---------- PROVIDED DATA ----------

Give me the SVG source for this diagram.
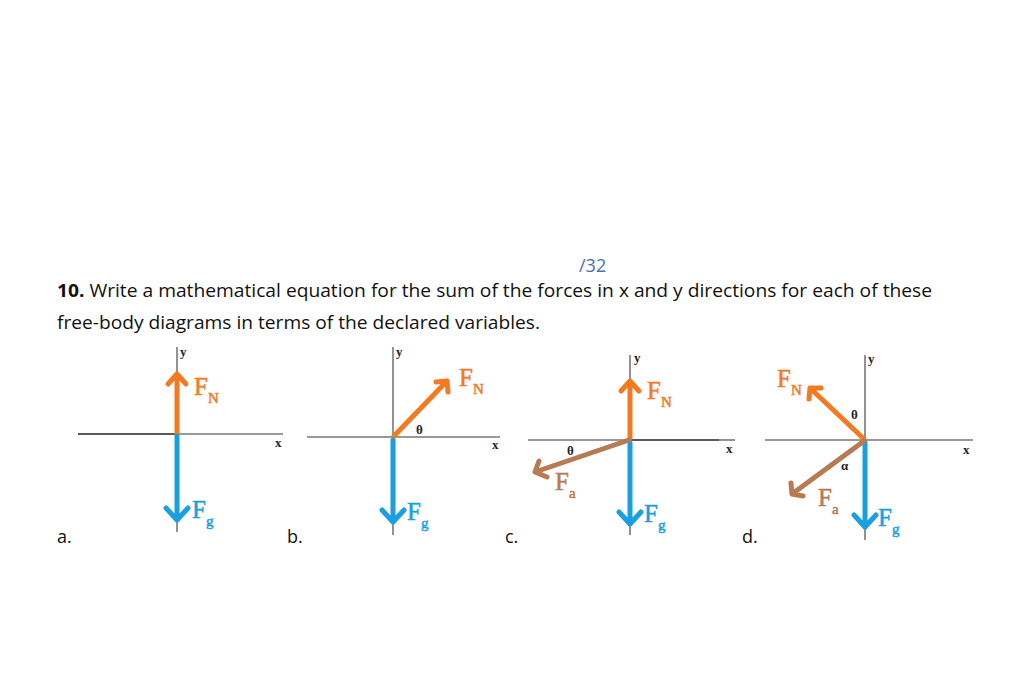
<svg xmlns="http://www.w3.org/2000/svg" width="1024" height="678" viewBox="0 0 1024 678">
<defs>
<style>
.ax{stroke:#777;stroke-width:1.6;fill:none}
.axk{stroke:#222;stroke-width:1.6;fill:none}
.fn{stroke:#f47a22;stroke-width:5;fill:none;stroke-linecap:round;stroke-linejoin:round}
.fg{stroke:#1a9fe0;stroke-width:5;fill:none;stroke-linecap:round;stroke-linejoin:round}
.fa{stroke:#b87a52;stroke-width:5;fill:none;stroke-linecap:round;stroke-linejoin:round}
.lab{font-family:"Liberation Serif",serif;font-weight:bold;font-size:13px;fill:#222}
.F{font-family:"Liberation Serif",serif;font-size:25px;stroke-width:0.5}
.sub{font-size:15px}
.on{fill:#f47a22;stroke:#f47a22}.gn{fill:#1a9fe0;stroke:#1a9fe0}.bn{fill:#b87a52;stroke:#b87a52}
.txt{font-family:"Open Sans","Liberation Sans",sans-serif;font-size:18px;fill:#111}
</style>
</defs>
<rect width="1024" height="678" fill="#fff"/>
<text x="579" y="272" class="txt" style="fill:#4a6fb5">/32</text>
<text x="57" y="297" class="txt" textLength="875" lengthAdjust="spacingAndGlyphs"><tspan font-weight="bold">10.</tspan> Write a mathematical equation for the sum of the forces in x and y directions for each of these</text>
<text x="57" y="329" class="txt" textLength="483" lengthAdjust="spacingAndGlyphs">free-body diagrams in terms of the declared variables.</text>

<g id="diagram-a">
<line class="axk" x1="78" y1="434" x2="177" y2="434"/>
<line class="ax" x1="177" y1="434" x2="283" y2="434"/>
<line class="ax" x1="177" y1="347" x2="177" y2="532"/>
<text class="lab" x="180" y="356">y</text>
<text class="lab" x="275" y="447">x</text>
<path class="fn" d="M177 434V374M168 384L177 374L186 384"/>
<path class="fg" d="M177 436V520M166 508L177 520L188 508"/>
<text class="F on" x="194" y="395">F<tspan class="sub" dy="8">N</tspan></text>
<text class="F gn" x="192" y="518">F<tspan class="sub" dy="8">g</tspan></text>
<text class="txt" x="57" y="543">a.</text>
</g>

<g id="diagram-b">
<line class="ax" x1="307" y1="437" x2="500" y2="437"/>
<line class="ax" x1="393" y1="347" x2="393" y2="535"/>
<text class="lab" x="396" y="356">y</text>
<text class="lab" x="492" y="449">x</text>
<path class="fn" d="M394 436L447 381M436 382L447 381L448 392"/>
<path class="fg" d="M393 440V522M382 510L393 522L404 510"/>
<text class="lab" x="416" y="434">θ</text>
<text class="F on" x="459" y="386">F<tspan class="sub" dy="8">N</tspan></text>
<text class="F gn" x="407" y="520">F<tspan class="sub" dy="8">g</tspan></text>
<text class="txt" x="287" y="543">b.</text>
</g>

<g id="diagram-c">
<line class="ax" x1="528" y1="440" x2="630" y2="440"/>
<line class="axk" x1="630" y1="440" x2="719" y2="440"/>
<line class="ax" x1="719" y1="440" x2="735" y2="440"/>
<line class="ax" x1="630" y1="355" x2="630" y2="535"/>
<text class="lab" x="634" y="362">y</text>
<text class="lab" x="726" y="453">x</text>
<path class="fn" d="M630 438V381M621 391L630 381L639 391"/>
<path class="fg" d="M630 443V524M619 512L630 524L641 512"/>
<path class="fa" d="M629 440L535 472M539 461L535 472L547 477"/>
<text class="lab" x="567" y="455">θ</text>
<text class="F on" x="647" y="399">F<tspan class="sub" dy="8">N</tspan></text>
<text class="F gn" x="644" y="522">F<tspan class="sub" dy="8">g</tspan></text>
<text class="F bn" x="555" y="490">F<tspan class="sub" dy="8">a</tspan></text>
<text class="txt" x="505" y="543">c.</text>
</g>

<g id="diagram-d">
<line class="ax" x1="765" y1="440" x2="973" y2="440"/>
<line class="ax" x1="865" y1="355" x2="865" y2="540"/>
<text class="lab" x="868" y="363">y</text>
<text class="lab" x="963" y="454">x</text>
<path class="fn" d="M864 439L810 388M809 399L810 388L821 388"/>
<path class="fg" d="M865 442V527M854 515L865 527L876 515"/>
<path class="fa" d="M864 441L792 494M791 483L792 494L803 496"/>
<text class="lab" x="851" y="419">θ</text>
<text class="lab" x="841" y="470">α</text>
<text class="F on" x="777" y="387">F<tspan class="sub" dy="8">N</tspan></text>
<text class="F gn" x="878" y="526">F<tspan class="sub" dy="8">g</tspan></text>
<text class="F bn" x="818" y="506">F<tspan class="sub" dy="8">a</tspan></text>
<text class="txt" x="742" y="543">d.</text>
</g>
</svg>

----------
---------- PROVIDED DATA ----------

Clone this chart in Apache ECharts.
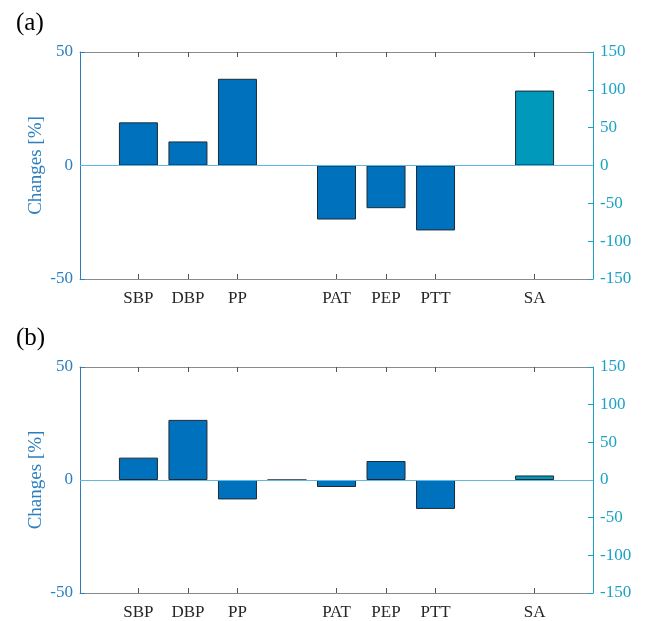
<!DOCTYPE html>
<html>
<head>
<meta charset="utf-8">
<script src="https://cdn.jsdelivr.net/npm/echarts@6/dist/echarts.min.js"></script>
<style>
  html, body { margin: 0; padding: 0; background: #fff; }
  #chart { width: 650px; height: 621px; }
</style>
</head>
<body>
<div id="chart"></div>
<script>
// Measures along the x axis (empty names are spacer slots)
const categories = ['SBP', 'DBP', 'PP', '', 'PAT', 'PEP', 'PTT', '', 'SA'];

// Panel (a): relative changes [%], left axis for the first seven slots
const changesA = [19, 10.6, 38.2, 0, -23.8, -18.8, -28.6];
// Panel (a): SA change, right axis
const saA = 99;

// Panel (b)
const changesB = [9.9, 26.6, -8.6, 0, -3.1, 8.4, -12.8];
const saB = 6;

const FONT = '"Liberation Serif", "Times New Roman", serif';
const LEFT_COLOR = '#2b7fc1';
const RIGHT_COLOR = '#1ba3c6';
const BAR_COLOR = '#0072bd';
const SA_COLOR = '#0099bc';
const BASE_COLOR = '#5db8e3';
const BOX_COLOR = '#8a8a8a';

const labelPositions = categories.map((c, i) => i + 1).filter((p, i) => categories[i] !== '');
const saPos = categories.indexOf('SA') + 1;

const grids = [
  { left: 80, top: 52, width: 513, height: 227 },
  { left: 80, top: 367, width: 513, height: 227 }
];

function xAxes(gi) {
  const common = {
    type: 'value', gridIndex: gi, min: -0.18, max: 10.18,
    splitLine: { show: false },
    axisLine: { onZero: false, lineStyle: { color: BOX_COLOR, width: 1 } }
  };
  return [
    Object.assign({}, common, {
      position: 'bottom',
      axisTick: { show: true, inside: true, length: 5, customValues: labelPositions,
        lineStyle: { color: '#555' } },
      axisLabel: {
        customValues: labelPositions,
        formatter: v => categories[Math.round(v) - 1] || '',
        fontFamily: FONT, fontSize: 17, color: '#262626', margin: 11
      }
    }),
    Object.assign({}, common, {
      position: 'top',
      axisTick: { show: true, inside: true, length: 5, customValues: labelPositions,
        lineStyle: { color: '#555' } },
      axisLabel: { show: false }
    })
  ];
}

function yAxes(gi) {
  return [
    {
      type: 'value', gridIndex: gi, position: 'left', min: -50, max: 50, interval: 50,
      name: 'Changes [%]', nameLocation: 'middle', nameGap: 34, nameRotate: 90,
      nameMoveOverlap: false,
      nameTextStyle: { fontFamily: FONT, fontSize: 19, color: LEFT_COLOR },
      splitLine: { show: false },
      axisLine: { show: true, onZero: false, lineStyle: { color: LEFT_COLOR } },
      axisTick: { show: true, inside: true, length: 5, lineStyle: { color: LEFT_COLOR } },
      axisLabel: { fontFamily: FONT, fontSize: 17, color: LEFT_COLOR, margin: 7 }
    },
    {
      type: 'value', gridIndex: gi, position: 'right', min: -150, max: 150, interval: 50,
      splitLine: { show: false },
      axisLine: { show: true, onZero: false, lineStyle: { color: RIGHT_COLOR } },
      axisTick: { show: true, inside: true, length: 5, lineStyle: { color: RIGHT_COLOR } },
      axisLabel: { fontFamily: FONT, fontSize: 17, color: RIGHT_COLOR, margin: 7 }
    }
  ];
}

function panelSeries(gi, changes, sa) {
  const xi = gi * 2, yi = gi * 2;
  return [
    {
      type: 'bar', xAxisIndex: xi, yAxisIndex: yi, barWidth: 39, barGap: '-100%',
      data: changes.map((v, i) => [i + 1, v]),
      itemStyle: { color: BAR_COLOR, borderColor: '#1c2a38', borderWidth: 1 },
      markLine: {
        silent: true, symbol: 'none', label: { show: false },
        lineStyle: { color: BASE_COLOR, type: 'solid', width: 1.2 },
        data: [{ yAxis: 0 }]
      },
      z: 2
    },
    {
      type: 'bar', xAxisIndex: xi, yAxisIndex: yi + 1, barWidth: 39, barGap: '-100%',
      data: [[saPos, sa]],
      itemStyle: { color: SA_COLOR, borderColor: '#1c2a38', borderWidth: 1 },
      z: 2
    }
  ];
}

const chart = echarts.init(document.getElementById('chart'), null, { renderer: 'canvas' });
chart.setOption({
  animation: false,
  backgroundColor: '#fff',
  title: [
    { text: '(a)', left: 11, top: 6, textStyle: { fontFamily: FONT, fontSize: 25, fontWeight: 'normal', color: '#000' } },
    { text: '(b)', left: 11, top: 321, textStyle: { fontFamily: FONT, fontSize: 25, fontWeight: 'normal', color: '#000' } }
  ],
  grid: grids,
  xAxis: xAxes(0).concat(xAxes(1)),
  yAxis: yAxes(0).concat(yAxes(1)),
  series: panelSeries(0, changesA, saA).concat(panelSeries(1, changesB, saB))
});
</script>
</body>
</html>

----------

**EXERCISE AIM:** Every line of the records that includes the word "this" should be gathered.

**WRITTEN ANSWER:**
Give me the SVG source for this diagram.
Clone this chart in Apache ECharts.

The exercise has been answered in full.